Imaging the 3D partonic structure of the nucleon is a fundamental goal of nuclear experimental programs ranging from Jefferson Lab (JLAB) at 6 GeV to the Electron Ion Collider (EIC). Deeply Virtual Compton Scattering (DVCS) was first proposed as a way to probe the spatial distribution of partons in nuclei [1] by Fourier transform of the exchanged momentum transfer between the initial and final. The extraction of observables from deeply virtual exclusive reactions in a clear and concise formalism is a necessity. We recently presented a completely covariant description of the DVCS process that can be extended to any kinematics, either fixed target or collider [2,3]. In our helicity formalism, we extract observables such that the dependence on Q2 is clear [4]. Utilizing current data from JLAB at both 6 and 12 GeV as well as pseudo-data of an EIC generated by state of the art machine learning techniques, we show predictions of what such an experimental program will do for our understanding of the physical properties of nuclei.  This work was funded by DOE grant DE-SC0016286 and SURA grant C2020-FEMT-002-04 and C2021-FEMT-006-05. 

[1] Xiangdong Ji.

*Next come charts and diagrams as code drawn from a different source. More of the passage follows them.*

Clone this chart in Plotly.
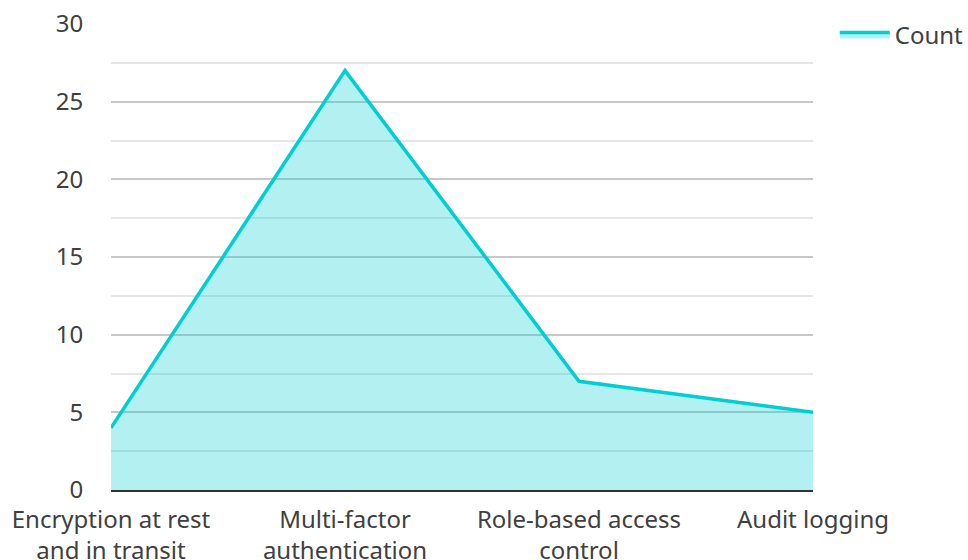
import plotly.graph_objects as go

# Security controls and how often each was reported
categories = [
    "Encryption at rest and in transit",
    "Multi-factor authentication",
    "Role-based access control",
    "Audit logging",
]
tick_labels = [
    "Encryption at rest<br>and in transit",
    "Multi-factor<br>authentication",
    "Role-based access<br>control",
    "Audit logging",
]
counts = [4, 27, 7, 5]
y_ticks = [0, 5, 10, 15, 20, 25, 30]

LINE = "#00CED1"
FILL = "rgba(0,206,209,0.30)"
TEXT = "#404040"

fig = go.Figure(
    go.Scatter(
        x=categories,
        y=counts,
        name="Count",
        mode="lines",
        line=dict(color=LINE, width=3.5),
        fill="tozeroy",
        fillcolor=FILL,
    )
)

fig.update_layout(
    width=968,
    height=560,
    margin=dict(l=111, r=155, t=24, b=70, autoexpand=False),
    paper_bgcolor="white",
    plot_bgcolor="white",
    font=dict(family="Noto Sans, Open Sans, sans-serif", size=24, color=TEXT),
    showlegend=True,
    legend=dict(
        x=1.031, xanchor="left", y=1.025, yanchor="top",
        font=dict(size=24, color=TEXT),
        bgcolor="rgba(0,0,0,0)",
        itemwidth=50,
    ),
    xaxis=dict(
        type="category",
        range=[0, len(categories) - 1],
        tickvals=categories,
        ticktext=tick_labels,
        showgrid=False,
        showline=True,
        linecolor="#333333",
        linewidth=2,
        ticks="outside",
        ticklen=7,
        tickcolor="rgba(0,0,0,0)",
        tickfont=dict(size=24, color=TEXT),
        zeroline=False,
        automargin=False,
    ),
    yaxis=dict(
        range=[0, 30],
        tickvals=y_ticks,
        showgrid=True,
        gridcolor="#c8c8c8",
        gridwidth=1.5,
        minor=dict(dtick=2.5, showgrid=True, gridcolor="#e6e6e6", gridwidth=1.5),
        showline=False,
        zeroline=False,
        ticks="outside",
        ticklen=22,
        tickcolor="rgba(0,0,0,0)",
        tickfont=dict(size=24, color=TEXT),
        automargin=False,
    ),
)

fig.write_html("out.html")
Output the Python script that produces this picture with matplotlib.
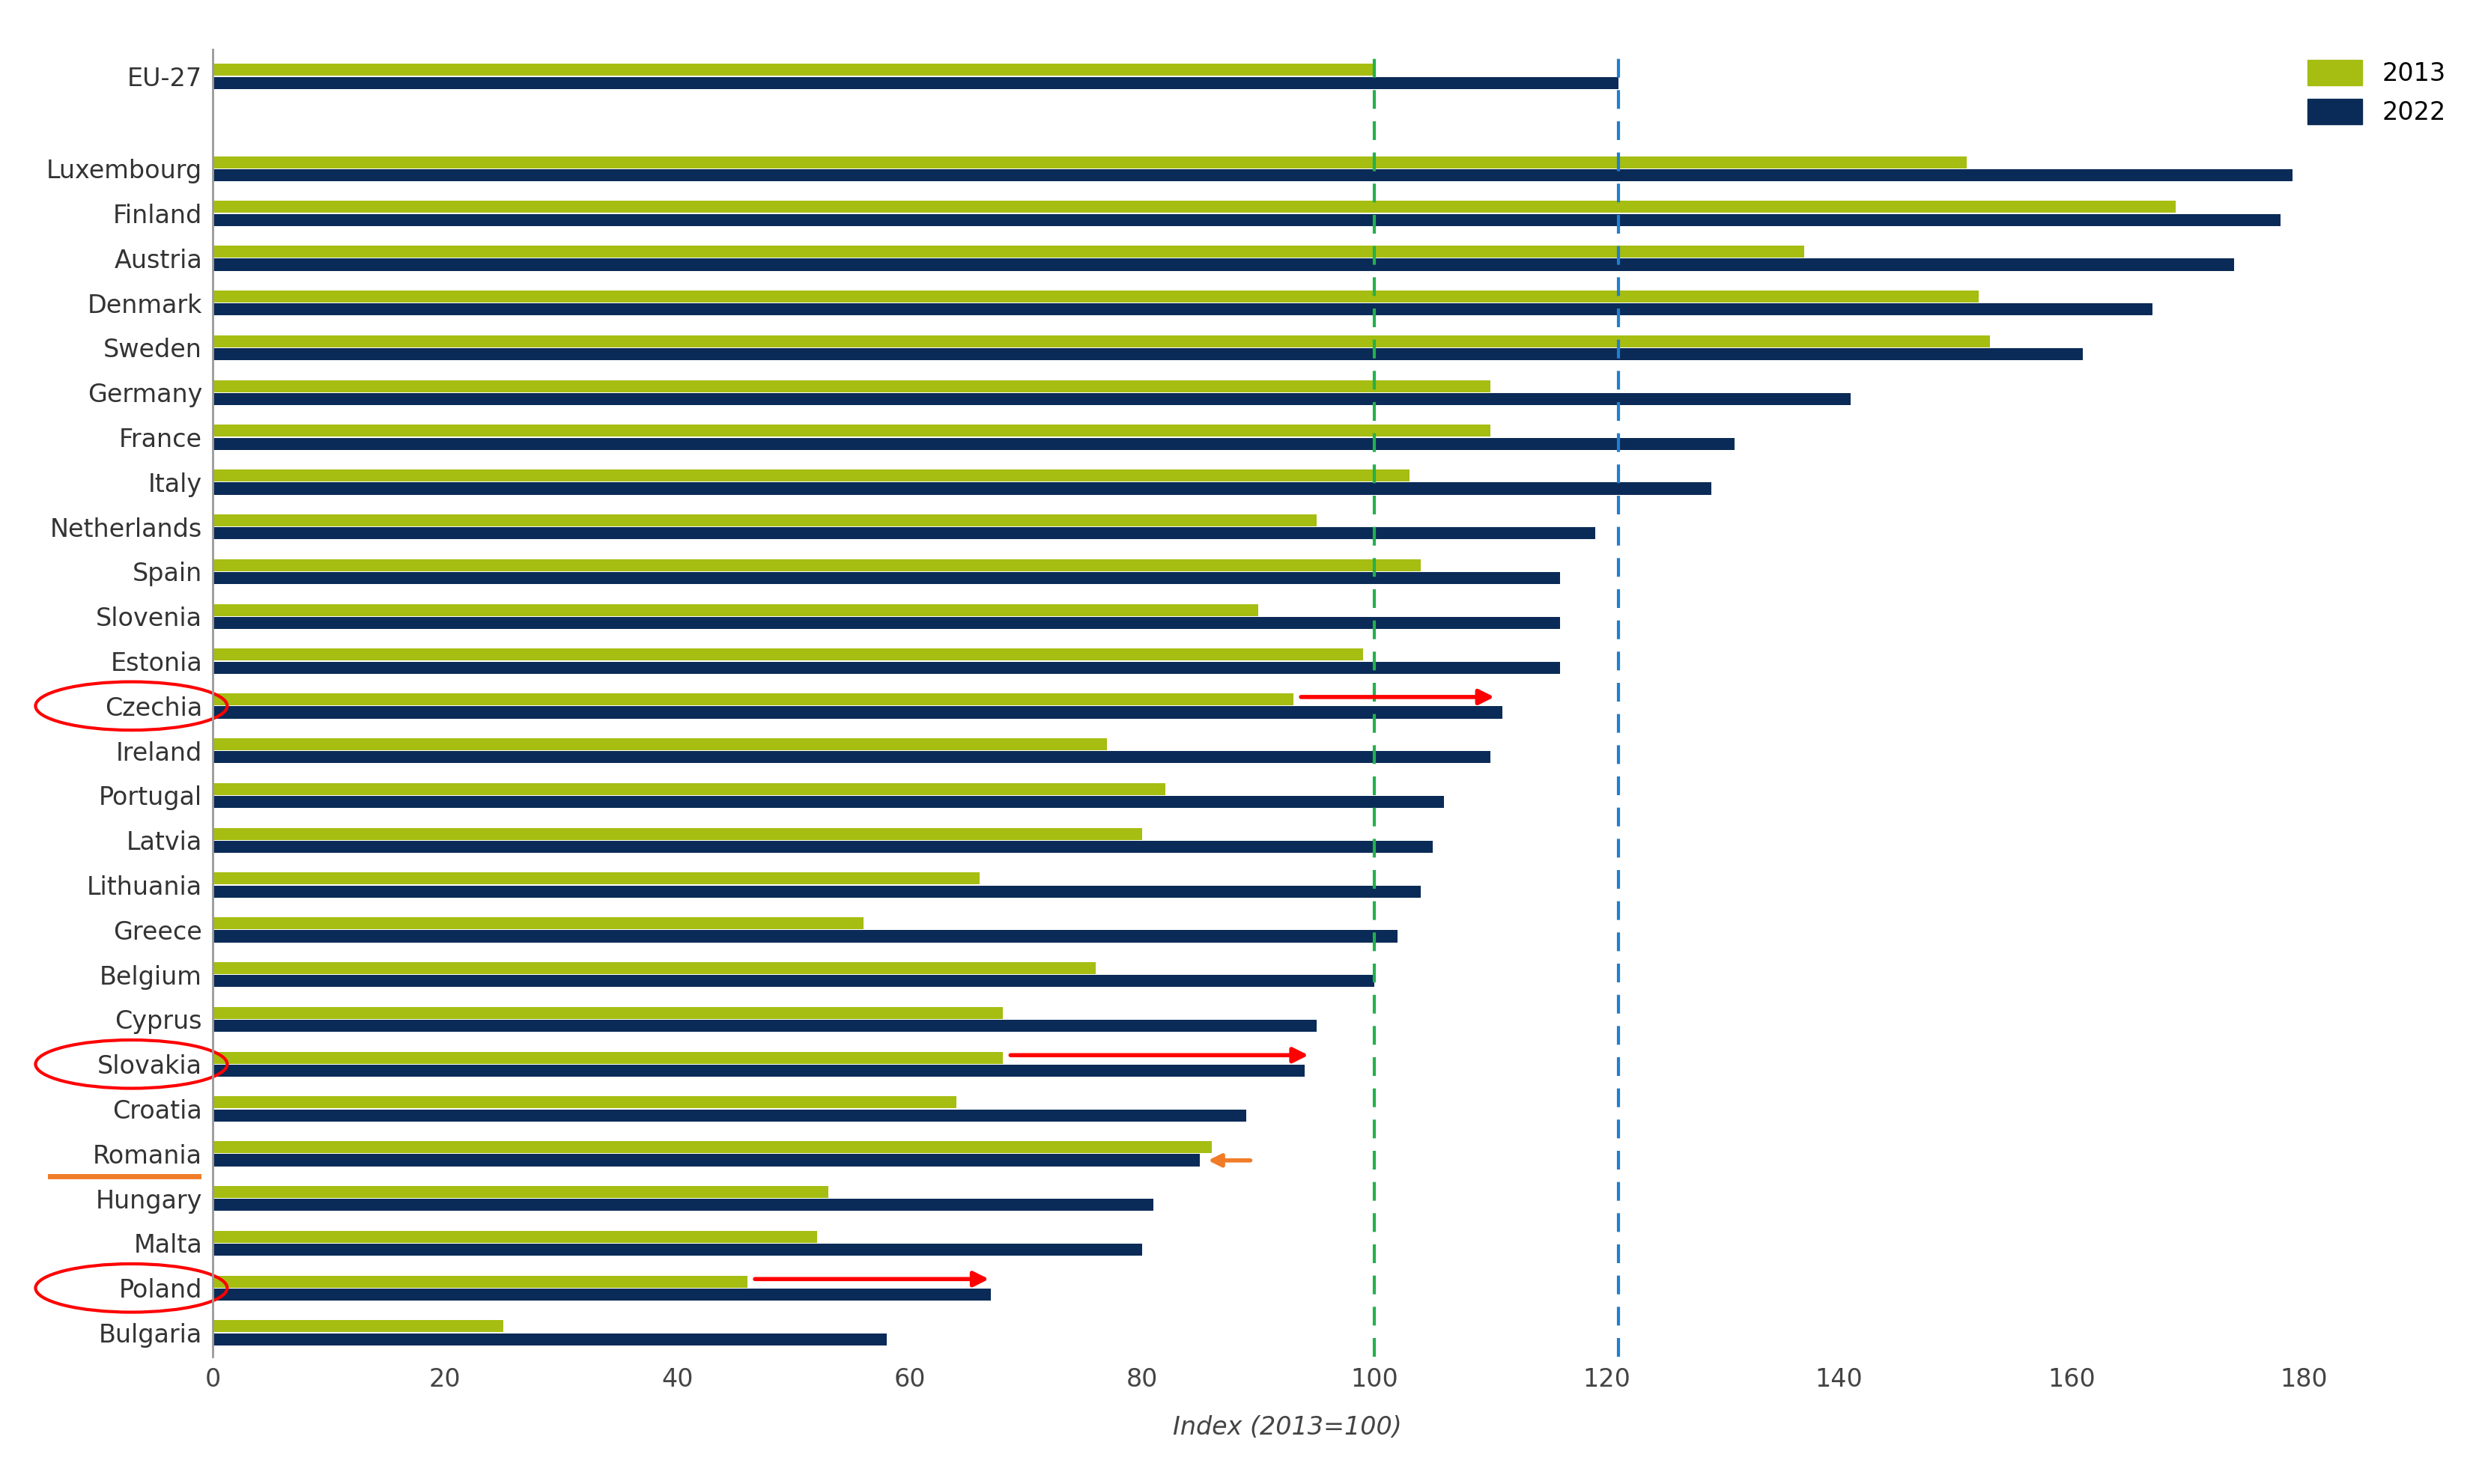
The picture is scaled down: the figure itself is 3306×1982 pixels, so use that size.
import matplotlib
matplotlib.use("Agg")
import matplotlib.pyplot as plt
from matplotlib.patches import Ellipse, Patch

countries = ["EU-27", "Luxembourg", "Finland", "Austria", "Denmark", "Sweden", "Germany", "France",
             "Italy", "Netherlands", "Spain", "Slovenia", "Estonia", "Czechia", "Ireland", "Portugal",
             "Latvia", "Lithuania", "Greece", "Belgium", "Cyprus", "Slovakia", "Croatia", "Romania",
             "Hungary", "Malta", "Poland", "Bulgaria"]
v2013 = [100, 151, 169, 137, 152, 153, 110, 110, 103, 95, 104, 90, 99, 93, 77, 82, 80, 66, 56, 76,
         68, 68, 64, 86, 53, 52, 46, 25]
v2022 = [121, 179, 178, 174, 167, 161, 141, 131, 129, 119, 116, 116, 116, 111, 110, 106, 105, 104,
         102, 100, 95, 94, 89, 85, 81, 80, 67, 58]
xticks = [0, 20, 40, 60, 80, 100, 120, 140, 160, 180]

green = "#a6bd12"
navy = "#0a2b57"

fig = plt.figure(figsize=(33.06, 19.82), dpi=100)
ax = fig.add_axes([0.0859, 0.0856, 0.868, 0.881])

ys = [0] + [2.06 + i for i in range(len(countries) - 1)]
h = 0.27
ax.barh([y - h / 2 - 0.01 for y in ys], v2013, height=h, color=green, label="2013")
ax.barh([y + h / 2 + 0.01 for y in ys], v2022, height=h, color=navy, label="2022")

ax.set_ylim(28.6, -0.6)
ax.set_xlim(0, 185)
ax.set_yticks(ys)
ax.set_yticklabels(countries, fontsize=24, color="#333333")
ax.set_xticks(xticks)
ax.set_xticklabels([str(t) for t in xticks], fontsize=24, color="#444444")
ax.tick_params(length=0, pad=10)
for s in ["top", "right", "bottom"]:
    ax.spines[s].set_visible(False)
ax.spines["left"].set_color("#999999")
ax.spines["left"].set_linewidth(2)
ax.set_xlabel("Index (2013=100)", fontsize=24, style="italic", color="#444444", labelpad=22)

ax.axvline(100, color="#22b14c", ls=(0, (6, 4)), lw=3)
ax.axvline(121, color="#1f7fd0", ls=(0, (6, 4)), lw=3)

idx = {c: ys[i] for i, c in enumerate(countries)}
for c in ["Czechia", "Slovakia", "Poland"]:
    ax.add_patch(Ellipse((-7, idx[c]), 16.5, 1.08, fill=False, ec="red", lw=3, clip_on=False))
arrows = [("Czechia", 93.5, 110.5), ("Slovakia", 68.5, 94.5), ("Poland", 46.5, 67)]
for c, x0, x1 in arrows:
    ax.annotate("", xy=(x1, idx[c] - 0.2), xytext=(x0, idx[c] - 0.2),
                arrowprops=dict(arrowstyle="-|>", color="red", lw=4, mutation_scale=30))
ax.annotate("", xy=(85.5, idx["Romania"] + 0.15), xytext=(89.5, idx["Romania"] + 0.15),
            arrowprops=dict(arrowstyle="-|>", color="#f07c28", lw=4, mutation_scale=25))
ax.plot([-14, -1.2], [idx["Romania"] + 0.5] * 2, color="#f07c28", lw=5, clip_on=False)

fig.legend(handles=[Patch(color=green, label="2013"), Patch(color=navy, label="2022")],
           loc="upper right", bbox_to_anchor=(0.997, 0.975), frameon=False, fontsize=24,
           handlelength=2.2, handleheight=1.2, labelspacing=0.5)

fig.savefig("out.png", dpi=100, facecolor="white")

Deeply virtual Compton scattering. Phys. Rev. D 55, 1997.

[2] B. Kriesten, S. Liuti, L. Calero-Diaz, D. Keller, A. Meyer, G. R. Goldstein, and J. Osvaldo gonzalez-Hernandez, Phys. Rev. D 101, 054021 (2020).

[3] B. Kriesten and S. Liuti, (2020), arXiv:2004.08890 [hep-ph] submitted to PRD.

[4] B. Kriesten and S. Liuti, (2020), arXiv:2011.04484 [hep-ph] submitted to PLB.